Question

A random sample of $$n=15$$ observations was selected from a normal population. The sample mean and variance were $$\bar{x}=3.91$$ and $$s^{2}=.3214 .$$ Find a $$90 \%$$ confidence interval for the population variance $$\sigma^{2}$$.

Answer

**step1 Identify Given Information and Determine Degrees of Freedom**

First, we extract the necessary information from the problem statement: the sample size and the sample variance. We also calculate the degrees of freedom, which is crucial for finding the correct values from the chi-square distribution table.

$$n = 15$$

$$s^2 = 0.3214$$

The degrees of freedom (df) for a confidence interval for the population variance are calculated as one less than the sample size.

$$df = n - 1$$

$$df = 15 - 1 = 14$$

**step2 Determine the Critical Chi-Square Values**

For a 90% confidence interval, we need to find two critical values from the chi-square distribution table. The confidence level of 90% means that the significance level $$\alpha$$ is 1 - 0.90 = 0.10. We divide $$\alpha$$ by 2 to find the tails of the distribution. So, we need $$\chi^2_{\alpha/2}$$ and $$\chi^2_{1-\alpha/2}$$ with $$df=14$$.

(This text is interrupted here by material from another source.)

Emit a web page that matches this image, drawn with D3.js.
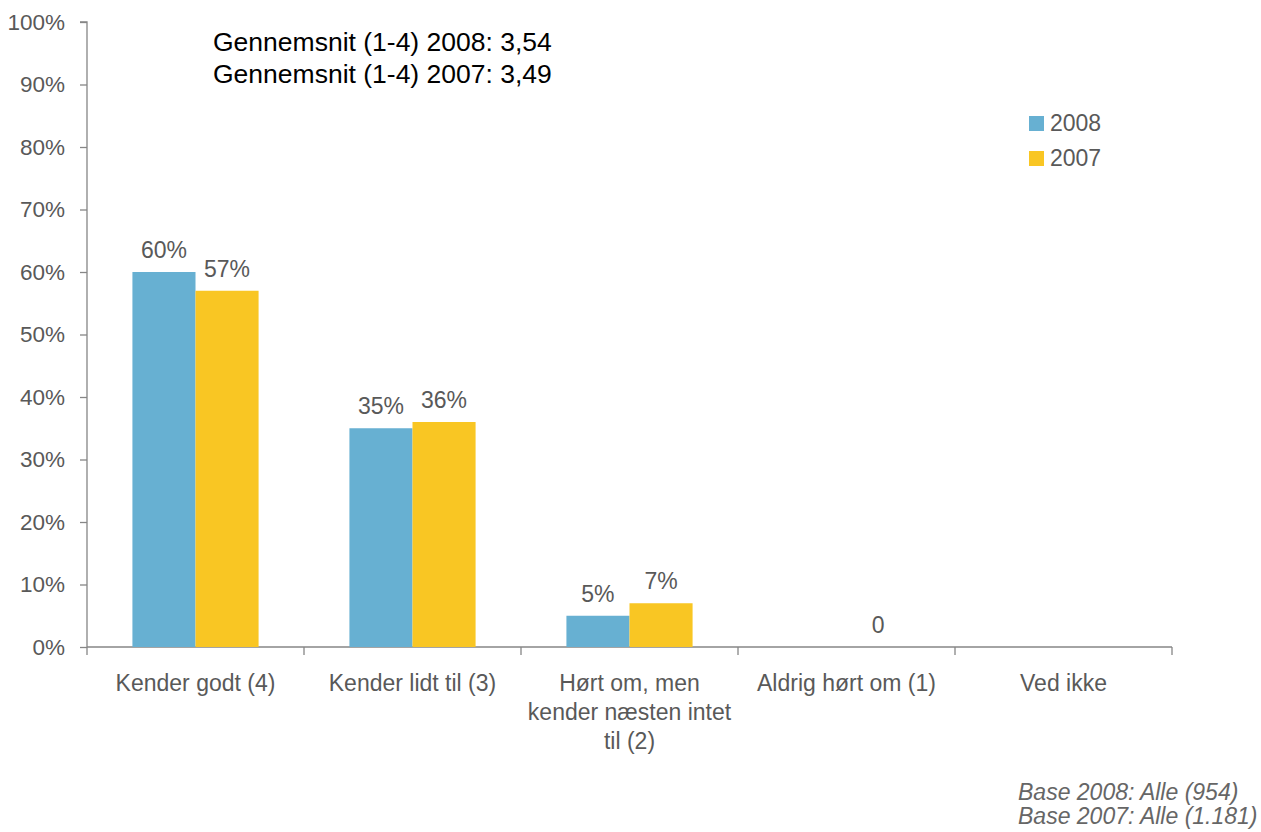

$$\alpha = 1 - 0.90 = 0.10$$

$$\alpha/2 = 0.10 / 2 = 0.05$$

$$1 - \alpha/2 = 1 - 0.05 = 0.95$$

Using a chi-square distribution table with 14 degrees of freedom:

$$\chi^2_{0.05, 14} \approx 23.685$$

$$\chi^2_{0.95, 14} \approx 6.571$$

Note: $$\chi^2_{0.05, 14}$$ is the value for which 5% of the area is to its right, and $$\chi^2_{0.95, 14}$$ is the value for which 95% of the area is to its right (or 5% of the area is to its left).

**step3 Calculate the Numerator for the Confidence Interval**

The numerator for both the lower and upper bounds of the confidence interval is the product of the degrees of freedom and the sample variance.

$$(n-1)s^2 = df \times s^2$$

$$(14) \times (0.3214) = 4.500$$

**step4 Calculate the Confidence Interval for the Population Variance**

Now we use the formula for the confidence interval for the population variance, substituting the values we have found. The formula is structured by dividing the numerator from the previous step by the chi-square critical values.

$$\frac{(n-1)s^2}{\chi^2_{\alpha/2}} \leq \sigma^2 \leq \frac{(n-1)s^2}{\chi^2_{1-\alpha/2}}$$

Substitute the values into the formula to find the lower bound:

$$\text{Lower Bound} = \frac{4.500}{23.685} \approx 0.190$$

Substitute the values into the formula to find the upper bound:

$$\text{Upper Bound} = \frac{4.500}{6.571} \approx 0.685$$

Therefore, the 90% confidence interval for the population variance $$\sigma^2$$ is approximately 0.190 to 0.685.